Each line below that contains "this" counts once; report the total and nothing more.

start Available records

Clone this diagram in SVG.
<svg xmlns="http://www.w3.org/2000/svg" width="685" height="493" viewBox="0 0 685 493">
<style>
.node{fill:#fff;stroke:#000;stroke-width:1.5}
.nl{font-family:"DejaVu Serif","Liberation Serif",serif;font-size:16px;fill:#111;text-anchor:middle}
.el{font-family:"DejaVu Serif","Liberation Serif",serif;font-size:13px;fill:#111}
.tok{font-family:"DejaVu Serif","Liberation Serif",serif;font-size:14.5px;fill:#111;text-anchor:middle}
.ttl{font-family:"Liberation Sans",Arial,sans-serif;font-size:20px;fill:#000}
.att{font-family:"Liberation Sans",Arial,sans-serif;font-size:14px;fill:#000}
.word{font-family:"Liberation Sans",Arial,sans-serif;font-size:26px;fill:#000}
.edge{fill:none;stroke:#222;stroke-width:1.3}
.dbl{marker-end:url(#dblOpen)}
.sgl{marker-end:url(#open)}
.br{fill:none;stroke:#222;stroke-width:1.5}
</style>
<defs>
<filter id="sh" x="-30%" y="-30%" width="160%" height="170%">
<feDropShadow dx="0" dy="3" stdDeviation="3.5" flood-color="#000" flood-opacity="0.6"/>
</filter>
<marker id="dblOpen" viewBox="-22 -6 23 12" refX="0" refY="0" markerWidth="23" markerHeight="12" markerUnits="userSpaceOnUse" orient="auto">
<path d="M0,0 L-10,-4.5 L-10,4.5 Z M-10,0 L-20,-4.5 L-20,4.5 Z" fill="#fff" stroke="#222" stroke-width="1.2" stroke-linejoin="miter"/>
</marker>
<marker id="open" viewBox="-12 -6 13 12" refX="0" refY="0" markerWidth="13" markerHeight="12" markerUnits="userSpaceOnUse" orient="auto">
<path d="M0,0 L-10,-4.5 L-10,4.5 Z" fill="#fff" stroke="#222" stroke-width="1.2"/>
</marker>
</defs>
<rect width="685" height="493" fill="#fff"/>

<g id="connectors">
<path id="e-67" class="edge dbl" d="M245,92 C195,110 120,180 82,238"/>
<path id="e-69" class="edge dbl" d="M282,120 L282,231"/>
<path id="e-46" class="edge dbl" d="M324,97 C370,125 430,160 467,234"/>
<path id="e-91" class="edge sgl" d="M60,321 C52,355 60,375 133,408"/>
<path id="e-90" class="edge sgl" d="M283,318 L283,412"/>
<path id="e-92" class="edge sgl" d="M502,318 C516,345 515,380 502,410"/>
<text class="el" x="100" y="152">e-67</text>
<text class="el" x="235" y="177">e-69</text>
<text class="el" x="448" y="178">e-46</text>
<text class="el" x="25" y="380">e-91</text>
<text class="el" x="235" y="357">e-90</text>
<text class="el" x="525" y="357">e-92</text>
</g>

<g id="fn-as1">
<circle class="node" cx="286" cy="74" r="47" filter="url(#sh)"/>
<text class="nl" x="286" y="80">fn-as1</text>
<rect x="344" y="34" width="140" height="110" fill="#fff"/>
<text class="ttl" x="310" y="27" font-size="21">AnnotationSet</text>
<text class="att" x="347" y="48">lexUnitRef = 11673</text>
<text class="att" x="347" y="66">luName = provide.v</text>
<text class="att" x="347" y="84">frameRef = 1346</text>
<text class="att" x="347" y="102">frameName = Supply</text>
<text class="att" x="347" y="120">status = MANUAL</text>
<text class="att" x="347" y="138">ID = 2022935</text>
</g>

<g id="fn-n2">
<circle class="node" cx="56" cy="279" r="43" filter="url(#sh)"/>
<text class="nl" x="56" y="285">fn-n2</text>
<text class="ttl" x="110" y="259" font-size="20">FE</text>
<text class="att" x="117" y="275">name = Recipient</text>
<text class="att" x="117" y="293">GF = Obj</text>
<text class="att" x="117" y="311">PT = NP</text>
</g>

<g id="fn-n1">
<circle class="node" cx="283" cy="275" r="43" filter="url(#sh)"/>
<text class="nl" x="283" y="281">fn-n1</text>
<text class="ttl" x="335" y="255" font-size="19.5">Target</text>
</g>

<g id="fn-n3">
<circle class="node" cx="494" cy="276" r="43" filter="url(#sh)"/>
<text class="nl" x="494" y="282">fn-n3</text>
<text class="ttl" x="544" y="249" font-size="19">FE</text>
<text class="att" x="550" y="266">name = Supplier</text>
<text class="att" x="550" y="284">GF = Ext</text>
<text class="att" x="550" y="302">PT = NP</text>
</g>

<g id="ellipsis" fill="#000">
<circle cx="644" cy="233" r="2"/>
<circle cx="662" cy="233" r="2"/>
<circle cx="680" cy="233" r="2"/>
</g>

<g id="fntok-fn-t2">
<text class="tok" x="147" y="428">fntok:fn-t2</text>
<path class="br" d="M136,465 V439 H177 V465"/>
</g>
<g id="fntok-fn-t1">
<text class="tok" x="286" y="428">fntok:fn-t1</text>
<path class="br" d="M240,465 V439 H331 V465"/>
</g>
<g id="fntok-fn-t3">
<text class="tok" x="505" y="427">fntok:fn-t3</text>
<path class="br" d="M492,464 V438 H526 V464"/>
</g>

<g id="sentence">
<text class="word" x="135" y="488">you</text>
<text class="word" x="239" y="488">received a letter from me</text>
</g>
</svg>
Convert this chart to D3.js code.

end Available records

Answer for the task
2